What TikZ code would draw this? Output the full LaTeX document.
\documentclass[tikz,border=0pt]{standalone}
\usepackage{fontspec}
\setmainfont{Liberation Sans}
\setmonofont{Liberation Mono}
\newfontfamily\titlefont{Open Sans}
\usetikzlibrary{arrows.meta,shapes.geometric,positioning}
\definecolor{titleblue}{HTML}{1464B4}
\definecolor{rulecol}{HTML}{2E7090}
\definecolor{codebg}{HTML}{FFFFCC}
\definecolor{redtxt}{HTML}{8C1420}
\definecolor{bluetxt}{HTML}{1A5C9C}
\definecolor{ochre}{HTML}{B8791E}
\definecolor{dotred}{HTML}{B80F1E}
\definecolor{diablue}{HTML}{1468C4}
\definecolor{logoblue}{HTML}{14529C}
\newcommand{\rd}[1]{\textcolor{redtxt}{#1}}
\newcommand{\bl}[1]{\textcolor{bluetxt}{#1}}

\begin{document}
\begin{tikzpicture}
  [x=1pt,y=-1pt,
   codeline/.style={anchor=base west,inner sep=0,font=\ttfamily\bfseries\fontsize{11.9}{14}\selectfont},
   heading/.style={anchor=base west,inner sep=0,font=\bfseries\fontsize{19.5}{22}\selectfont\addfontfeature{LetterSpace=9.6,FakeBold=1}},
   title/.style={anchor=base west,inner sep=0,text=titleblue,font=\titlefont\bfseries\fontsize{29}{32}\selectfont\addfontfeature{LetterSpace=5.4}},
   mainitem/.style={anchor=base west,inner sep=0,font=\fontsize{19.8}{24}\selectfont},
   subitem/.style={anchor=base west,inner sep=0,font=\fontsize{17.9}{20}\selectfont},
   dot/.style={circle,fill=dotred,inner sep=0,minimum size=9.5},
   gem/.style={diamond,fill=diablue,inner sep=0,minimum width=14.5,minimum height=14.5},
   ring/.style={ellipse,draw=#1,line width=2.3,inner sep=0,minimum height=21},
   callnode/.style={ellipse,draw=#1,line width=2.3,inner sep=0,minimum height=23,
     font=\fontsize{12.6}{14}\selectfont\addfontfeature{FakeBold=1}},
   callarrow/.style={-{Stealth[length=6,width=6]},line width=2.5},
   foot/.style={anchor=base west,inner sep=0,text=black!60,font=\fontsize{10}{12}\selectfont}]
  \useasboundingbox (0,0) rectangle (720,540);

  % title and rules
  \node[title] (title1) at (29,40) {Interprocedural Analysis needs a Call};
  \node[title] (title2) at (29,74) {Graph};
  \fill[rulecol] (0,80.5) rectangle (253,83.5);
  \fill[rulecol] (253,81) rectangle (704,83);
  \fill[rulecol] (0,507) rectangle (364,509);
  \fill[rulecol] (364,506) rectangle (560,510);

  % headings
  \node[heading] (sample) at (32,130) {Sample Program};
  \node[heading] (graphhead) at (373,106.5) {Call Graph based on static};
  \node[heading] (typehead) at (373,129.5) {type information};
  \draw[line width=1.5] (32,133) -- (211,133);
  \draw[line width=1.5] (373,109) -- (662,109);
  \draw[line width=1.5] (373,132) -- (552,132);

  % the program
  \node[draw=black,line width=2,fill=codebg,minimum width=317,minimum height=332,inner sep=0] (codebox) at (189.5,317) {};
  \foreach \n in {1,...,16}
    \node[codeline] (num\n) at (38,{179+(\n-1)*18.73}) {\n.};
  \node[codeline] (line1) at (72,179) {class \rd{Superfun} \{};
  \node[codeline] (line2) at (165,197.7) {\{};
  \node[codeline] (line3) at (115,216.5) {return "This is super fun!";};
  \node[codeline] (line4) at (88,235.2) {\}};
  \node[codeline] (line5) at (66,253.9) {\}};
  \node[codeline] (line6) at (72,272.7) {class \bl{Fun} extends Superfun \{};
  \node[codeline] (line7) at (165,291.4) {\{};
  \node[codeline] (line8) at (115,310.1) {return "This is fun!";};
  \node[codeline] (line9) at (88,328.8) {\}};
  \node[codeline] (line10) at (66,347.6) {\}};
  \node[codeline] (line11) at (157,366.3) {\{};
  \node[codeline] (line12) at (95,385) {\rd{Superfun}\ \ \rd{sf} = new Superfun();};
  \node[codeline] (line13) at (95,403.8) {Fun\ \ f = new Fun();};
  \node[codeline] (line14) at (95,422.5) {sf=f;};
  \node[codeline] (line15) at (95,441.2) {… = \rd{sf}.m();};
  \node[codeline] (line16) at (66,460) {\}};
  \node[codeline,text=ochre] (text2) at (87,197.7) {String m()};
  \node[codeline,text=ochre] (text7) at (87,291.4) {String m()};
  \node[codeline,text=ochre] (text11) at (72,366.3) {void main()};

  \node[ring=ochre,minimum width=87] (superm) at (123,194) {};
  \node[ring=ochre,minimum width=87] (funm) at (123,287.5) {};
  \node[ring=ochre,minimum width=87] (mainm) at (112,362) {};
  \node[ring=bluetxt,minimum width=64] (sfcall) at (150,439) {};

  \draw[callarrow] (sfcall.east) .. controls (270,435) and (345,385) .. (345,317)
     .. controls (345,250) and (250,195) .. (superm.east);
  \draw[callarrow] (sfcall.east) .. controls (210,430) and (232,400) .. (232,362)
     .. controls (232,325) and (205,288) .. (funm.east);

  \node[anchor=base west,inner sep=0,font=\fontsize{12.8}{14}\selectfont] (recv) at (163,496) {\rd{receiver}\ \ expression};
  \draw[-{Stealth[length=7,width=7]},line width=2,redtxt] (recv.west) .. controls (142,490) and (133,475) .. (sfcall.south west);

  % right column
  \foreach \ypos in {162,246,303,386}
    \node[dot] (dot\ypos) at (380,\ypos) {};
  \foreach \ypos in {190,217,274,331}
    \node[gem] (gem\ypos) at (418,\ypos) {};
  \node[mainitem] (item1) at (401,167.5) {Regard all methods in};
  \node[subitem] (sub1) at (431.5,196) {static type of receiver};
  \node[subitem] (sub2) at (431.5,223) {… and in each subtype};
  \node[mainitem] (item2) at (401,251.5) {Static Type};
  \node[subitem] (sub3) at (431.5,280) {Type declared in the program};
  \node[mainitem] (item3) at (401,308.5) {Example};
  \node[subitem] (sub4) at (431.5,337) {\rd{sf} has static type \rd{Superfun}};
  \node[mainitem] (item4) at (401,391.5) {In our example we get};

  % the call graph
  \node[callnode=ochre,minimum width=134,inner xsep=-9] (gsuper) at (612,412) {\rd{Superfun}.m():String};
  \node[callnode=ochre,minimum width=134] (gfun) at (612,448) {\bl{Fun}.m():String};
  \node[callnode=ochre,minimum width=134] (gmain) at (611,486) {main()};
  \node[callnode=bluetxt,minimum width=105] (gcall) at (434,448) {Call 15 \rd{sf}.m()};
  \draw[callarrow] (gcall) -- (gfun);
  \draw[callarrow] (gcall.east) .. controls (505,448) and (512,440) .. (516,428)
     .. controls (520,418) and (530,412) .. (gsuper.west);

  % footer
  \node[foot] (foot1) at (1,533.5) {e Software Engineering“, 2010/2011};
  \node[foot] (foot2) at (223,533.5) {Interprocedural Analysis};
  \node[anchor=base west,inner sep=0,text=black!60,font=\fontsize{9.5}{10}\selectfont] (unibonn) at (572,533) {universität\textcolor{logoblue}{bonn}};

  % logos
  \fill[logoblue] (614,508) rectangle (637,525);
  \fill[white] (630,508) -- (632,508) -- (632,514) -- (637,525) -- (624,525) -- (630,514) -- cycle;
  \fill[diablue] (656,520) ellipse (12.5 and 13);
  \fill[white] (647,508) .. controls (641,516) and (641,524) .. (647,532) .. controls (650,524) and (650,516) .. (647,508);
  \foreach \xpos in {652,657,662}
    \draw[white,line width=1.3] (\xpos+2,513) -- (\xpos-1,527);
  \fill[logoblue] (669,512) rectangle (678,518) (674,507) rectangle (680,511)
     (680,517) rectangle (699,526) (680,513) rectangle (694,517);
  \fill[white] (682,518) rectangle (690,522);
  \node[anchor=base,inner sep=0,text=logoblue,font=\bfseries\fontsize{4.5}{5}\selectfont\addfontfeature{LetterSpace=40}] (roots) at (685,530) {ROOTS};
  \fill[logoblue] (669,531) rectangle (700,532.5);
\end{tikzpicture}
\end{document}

◆ Objective ◆
Quote the listing word for word from its first line through the line in which "(0,0) rectangle (720,540);" appears.

◆ The reply ◆
What TikZ code would draw this? Output the full LaTeX document.
\documentclass[tikz,border=0pt]{standalone}
\usepackage{fontspec}
\setmainfont{Liberation Sans}
\setmonofont{Liberation Mono}
\newfontfamily\titlefont{Open Sans}
\usetikzlibrary{arrows.meta,shapes.geometric,positioning}
\definecolor{titleblue}{HTML}{1464B4}
\definecolor{rulecol}{HTML}{2E7090}
\definecolor{codebg}{HTML}{FFFFCC}
\definecolor{redtxt}{HTML}{8C1420}
\definecolor{bluetxt}{HTML}{1A5C9C}
\definecolor{ochre}{HTML}{B8791E}
\definecolor{dotred}{HTML}{B80F1E}
\definecolor{diablue}{HTML}{1468C4}
\definecolor{logoblue}{HTML}{14529C}
\newcommand{\rd}[1]{\textcolor{redtxt}{#1}}
\newcommand{\bl}[1]{\textcolor{bluetxt}{#1}}

\begin{document}
\begin{tikzpicture}
  [x=1pt,y=-1pt,
   codeline/.style={anchor=base west,inner sep=0,font=\ttfamily\bfseries\fontsize{11.9}{14}\selectfont},
   heading/.style={anchor=base west,inner sep=0,font=\bfseries\fontsize{19.5}{22}\selectfont\addfontfeature{LetterSpace=9.6,FakeBold=1}},
   title/.style={anchor=base west,inner sep=0,text=titleblue,font=\titlefont\bfseries\fontsize{29}{32}\selectfont\addfontfeature{LetterSpace=5.4}},
   mainitem/.style={anchor=base west,inner sep=0,font=\fontsize{19.8}{24}\selectfont},
   subitem/.style={anchor=base west,inner sep=0,font=\fontsize{17.9}{20}\selectfont},
   dot/.style={circle,fill=dotred,inner sep=0,minimum size=9.5},
   gem/.style={diamond,fill=diablue,inner sep=0,minimum width=14.5,minimum height=14.5},
   ring/.style={ellipse,draw=#1,line width=2.3,inner sep=0,minimum height=21},
   callnode/.style={ellipse,draw=#1,line width=2.3,inner sep=0,minimum height=23,
     font=\fontsize{12.6}{14}\selectfont\addfontfeature{FakeBold=1}},
   callarrow/.style={-{Stealth[length=6,width=6]},line width=2.5},
   foot/.style={anchor=base west,inner sep=0,text=black!60,font=\fontsize{10}{12}\selectfont}]
  \useasboundingbox (0,0) rectangle (720,540);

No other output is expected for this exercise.